Collection entries:
** start **

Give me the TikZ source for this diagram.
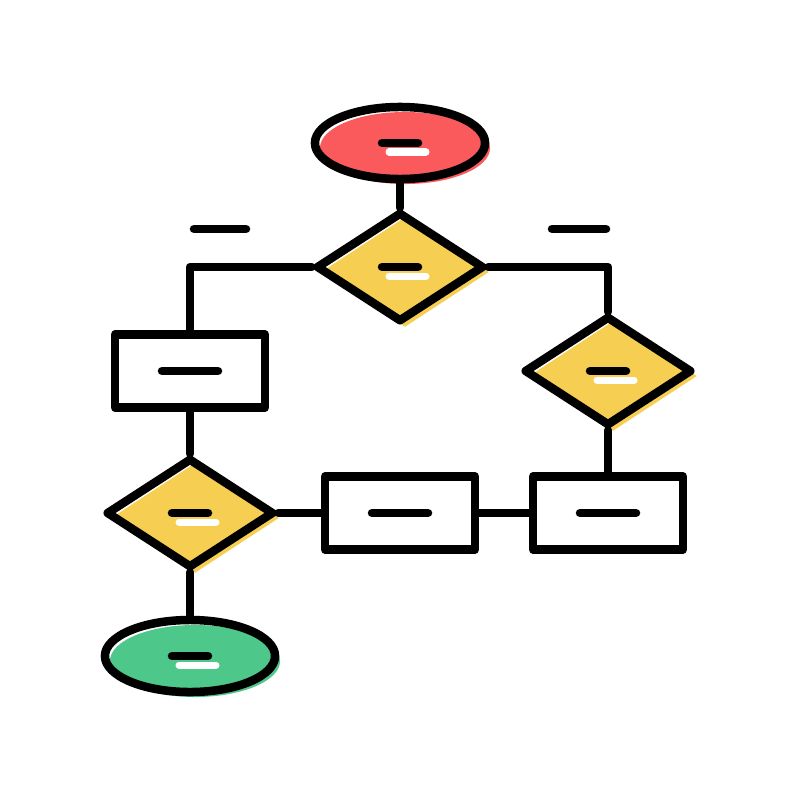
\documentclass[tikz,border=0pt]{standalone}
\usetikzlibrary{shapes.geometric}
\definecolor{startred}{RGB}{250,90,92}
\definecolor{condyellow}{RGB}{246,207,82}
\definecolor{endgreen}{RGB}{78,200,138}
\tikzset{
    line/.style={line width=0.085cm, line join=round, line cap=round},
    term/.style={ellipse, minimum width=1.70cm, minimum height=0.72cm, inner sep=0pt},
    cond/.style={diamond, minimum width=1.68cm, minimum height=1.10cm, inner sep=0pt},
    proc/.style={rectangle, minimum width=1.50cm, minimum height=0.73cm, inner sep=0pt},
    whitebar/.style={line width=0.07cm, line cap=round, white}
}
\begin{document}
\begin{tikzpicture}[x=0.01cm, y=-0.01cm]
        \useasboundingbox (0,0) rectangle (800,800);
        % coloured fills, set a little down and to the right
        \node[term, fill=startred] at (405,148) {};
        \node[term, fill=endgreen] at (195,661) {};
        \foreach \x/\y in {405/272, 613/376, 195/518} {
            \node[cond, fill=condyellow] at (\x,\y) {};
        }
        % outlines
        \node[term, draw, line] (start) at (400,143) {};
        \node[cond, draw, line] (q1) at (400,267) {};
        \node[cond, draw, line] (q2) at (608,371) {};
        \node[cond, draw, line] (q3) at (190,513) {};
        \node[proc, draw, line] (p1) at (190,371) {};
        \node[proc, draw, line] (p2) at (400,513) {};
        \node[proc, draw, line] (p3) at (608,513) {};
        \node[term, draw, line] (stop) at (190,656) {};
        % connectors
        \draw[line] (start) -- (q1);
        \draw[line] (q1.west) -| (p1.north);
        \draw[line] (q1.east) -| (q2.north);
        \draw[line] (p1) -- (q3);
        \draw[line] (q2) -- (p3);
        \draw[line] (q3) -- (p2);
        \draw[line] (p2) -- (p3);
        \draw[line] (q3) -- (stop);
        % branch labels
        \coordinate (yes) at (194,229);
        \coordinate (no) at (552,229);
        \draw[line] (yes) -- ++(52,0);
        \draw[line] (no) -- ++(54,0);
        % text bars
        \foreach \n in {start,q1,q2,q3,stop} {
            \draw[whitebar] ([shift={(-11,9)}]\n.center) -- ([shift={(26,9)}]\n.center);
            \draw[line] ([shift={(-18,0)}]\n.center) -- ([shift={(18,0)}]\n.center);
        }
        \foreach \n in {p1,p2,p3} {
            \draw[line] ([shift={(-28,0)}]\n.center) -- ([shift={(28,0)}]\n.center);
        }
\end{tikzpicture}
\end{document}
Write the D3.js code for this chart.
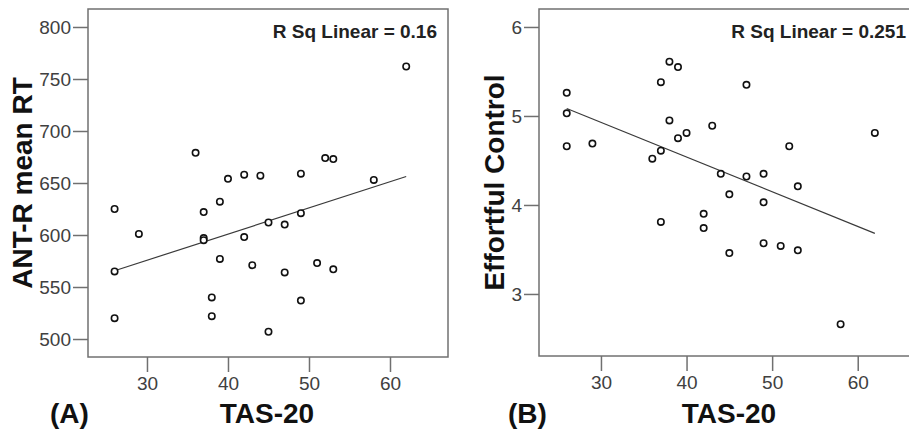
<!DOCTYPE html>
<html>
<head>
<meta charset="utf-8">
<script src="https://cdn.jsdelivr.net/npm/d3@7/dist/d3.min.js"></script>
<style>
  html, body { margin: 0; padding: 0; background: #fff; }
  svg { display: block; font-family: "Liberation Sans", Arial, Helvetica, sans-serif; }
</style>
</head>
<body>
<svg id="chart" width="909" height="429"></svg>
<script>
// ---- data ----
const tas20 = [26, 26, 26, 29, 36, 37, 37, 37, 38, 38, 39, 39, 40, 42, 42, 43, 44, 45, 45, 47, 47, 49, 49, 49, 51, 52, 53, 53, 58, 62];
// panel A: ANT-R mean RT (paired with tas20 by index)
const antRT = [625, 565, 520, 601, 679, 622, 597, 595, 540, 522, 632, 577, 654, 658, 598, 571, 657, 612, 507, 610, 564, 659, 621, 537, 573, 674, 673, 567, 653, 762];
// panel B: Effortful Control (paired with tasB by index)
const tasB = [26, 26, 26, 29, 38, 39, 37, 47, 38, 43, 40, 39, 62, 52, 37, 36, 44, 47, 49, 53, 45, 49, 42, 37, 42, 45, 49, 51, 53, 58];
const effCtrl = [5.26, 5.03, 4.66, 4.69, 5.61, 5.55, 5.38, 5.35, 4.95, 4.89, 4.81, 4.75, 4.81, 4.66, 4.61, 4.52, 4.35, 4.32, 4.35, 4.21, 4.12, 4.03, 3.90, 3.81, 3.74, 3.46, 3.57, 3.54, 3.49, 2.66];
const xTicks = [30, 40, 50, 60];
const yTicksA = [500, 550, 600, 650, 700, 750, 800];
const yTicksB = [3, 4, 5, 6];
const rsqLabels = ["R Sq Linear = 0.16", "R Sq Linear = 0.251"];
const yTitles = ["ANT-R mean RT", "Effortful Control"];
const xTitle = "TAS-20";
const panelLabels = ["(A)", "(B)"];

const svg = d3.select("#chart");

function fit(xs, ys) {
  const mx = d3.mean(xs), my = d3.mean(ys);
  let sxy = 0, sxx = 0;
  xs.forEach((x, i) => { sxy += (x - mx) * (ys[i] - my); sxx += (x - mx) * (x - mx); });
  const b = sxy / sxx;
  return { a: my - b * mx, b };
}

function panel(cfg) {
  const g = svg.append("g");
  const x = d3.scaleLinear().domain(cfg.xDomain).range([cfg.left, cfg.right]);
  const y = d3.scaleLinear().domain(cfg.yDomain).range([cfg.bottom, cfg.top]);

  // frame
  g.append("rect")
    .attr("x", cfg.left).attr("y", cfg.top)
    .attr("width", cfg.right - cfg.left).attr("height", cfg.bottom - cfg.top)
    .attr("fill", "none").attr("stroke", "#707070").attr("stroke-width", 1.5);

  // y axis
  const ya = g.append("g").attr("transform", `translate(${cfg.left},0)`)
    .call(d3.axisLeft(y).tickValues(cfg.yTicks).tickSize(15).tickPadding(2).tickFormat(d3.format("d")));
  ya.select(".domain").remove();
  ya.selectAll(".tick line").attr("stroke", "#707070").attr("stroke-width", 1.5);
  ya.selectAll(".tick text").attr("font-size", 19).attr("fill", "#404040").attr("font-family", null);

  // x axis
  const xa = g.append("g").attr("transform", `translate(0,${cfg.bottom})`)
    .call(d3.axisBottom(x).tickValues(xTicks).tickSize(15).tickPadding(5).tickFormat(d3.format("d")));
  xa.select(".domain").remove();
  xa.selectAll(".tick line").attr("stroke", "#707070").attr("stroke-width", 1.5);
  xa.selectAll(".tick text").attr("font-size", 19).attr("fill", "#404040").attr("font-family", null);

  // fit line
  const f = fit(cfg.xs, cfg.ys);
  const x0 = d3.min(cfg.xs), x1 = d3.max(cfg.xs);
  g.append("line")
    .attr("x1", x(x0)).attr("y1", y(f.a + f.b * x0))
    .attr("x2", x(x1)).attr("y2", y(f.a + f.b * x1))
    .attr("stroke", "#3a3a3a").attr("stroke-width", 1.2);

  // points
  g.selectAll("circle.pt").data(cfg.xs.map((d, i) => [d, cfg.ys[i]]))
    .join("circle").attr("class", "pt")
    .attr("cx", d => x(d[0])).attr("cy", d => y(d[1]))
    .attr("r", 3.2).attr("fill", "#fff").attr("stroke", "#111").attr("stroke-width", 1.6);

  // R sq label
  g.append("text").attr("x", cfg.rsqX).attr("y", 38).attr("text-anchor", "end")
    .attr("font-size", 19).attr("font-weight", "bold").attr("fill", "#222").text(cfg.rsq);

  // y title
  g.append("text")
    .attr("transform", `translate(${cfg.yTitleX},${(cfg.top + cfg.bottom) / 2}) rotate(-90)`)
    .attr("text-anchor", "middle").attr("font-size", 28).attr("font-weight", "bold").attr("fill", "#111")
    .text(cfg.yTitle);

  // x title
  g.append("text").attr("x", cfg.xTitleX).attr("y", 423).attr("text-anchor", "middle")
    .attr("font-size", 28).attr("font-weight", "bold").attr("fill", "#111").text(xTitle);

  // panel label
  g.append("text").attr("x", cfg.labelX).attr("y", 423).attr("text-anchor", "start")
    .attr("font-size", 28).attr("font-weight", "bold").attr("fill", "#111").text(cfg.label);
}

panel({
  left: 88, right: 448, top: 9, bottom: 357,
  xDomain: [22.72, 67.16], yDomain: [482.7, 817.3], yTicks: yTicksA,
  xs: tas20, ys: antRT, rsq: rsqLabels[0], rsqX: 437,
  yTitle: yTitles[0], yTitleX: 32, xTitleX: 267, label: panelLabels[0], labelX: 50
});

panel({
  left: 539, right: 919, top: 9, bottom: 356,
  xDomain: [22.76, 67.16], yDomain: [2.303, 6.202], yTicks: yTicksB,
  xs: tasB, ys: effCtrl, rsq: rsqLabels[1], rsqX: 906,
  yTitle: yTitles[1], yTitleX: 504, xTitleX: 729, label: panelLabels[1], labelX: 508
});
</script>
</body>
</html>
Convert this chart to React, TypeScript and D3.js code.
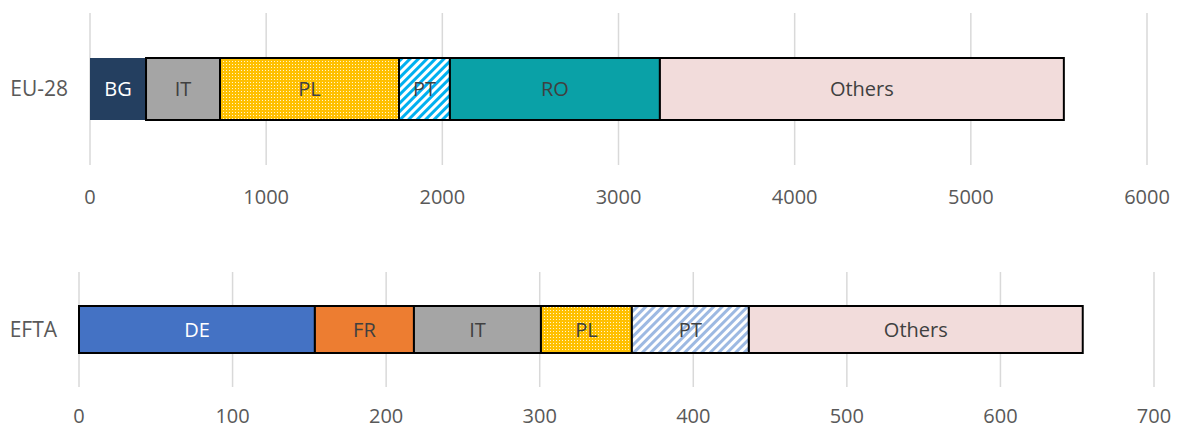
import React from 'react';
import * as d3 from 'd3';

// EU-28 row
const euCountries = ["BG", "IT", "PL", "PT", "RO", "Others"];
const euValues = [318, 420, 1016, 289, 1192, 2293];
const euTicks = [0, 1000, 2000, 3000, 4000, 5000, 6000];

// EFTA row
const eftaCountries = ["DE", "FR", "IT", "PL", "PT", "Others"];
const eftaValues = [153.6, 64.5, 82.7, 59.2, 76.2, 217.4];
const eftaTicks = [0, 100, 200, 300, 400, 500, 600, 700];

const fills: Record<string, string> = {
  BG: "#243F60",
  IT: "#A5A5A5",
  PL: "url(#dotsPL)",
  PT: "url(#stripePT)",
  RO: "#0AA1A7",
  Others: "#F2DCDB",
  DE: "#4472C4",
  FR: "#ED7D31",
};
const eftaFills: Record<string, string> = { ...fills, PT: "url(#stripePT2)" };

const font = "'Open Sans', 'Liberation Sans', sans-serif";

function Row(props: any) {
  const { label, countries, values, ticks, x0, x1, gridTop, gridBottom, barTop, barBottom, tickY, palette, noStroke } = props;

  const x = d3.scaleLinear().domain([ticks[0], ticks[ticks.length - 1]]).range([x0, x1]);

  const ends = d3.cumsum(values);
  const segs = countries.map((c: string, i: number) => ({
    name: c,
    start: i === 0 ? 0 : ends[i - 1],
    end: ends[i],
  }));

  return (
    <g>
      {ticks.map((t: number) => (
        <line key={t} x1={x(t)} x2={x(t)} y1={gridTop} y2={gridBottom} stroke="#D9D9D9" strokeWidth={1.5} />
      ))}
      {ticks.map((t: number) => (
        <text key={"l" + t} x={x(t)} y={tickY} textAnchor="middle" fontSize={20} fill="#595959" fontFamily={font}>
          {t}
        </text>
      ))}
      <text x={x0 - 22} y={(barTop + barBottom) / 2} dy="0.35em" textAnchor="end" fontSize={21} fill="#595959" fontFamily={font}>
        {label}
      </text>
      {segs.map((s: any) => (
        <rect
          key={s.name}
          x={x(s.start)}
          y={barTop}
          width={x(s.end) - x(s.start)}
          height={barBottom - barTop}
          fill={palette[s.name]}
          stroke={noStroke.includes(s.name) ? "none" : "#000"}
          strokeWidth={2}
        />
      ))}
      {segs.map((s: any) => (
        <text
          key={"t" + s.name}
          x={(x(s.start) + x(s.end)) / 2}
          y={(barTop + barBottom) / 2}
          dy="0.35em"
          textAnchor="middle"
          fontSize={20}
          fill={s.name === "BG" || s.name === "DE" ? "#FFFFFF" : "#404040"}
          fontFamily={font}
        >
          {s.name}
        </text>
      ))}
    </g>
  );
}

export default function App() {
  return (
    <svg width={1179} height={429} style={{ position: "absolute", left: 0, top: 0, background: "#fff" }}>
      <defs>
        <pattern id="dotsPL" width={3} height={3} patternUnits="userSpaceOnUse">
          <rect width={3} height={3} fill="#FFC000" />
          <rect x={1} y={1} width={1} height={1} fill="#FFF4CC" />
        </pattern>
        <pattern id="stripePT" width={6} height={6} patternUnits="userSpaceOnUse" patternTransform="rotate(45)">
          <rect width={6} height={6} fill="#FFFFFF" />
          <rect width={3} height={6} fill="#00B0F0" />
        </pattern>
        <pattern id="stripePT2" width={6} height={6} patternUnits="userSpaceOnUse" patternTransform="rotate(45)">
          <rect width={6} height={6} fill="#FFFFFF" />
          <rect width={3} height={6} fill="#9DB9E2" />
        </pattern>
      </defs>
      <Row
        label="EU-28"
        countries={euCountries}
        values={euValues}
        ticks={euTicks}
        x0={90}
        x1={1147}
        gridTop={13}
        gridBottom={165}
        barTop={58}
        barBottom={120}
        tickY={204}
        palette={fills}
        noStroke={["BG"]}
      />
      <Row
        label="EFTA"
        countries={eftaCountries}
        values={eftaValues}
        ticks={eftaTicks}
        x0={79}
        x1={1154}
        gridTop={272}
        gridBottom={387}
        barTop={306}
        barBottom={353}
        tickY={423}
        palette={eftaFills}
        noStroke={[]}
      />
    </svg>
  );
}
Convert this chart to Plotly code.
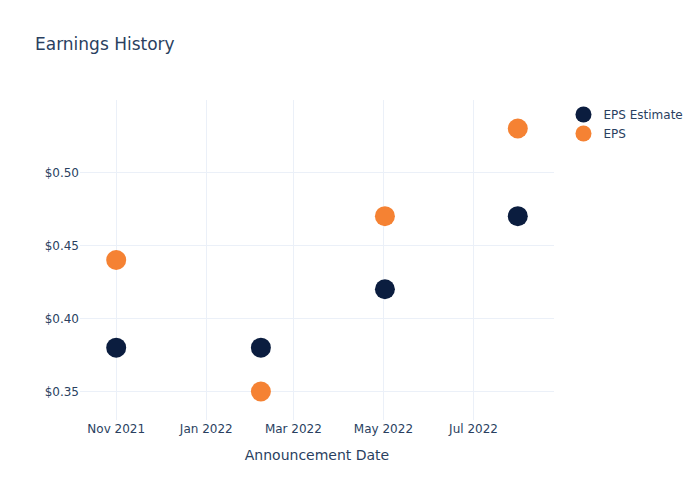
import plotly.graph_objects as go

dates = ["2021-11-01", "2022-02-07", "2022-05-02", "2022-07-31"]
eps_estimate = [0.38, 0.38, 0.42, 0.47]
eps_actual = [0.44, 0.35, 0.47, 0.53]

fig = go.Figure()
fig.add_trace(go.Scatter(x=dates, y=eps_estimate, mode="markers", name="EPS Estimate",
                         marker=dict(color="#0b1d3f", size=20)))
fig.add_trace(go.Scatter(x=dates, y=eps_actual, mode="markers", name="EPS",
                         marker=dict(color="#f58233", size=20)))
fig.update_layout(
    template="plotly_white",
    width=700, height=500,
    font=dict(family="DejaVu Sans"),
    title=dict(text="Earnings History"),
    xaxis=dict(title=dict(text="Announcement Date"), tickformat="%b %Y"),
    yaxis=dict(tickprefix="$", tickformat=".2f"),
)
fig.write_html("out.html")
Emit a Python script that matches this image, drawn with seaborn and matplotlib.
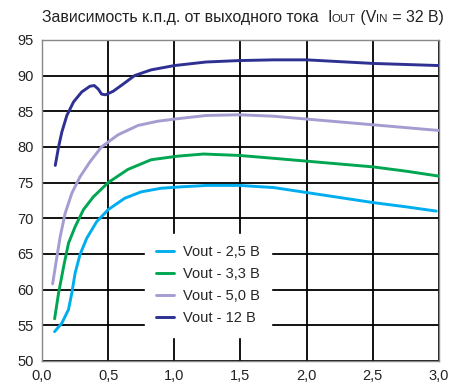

** end **

Collect from the data above every line that includes "this".

Give me the TikZ source for this diagram.
Write the D3.js code for this chart.
Convert this chart to React, TypeScript and D3.js code.
Convert this chart to Plotly code.
Emit a Python script that matches this image, drawn with seaborn and matplotlib.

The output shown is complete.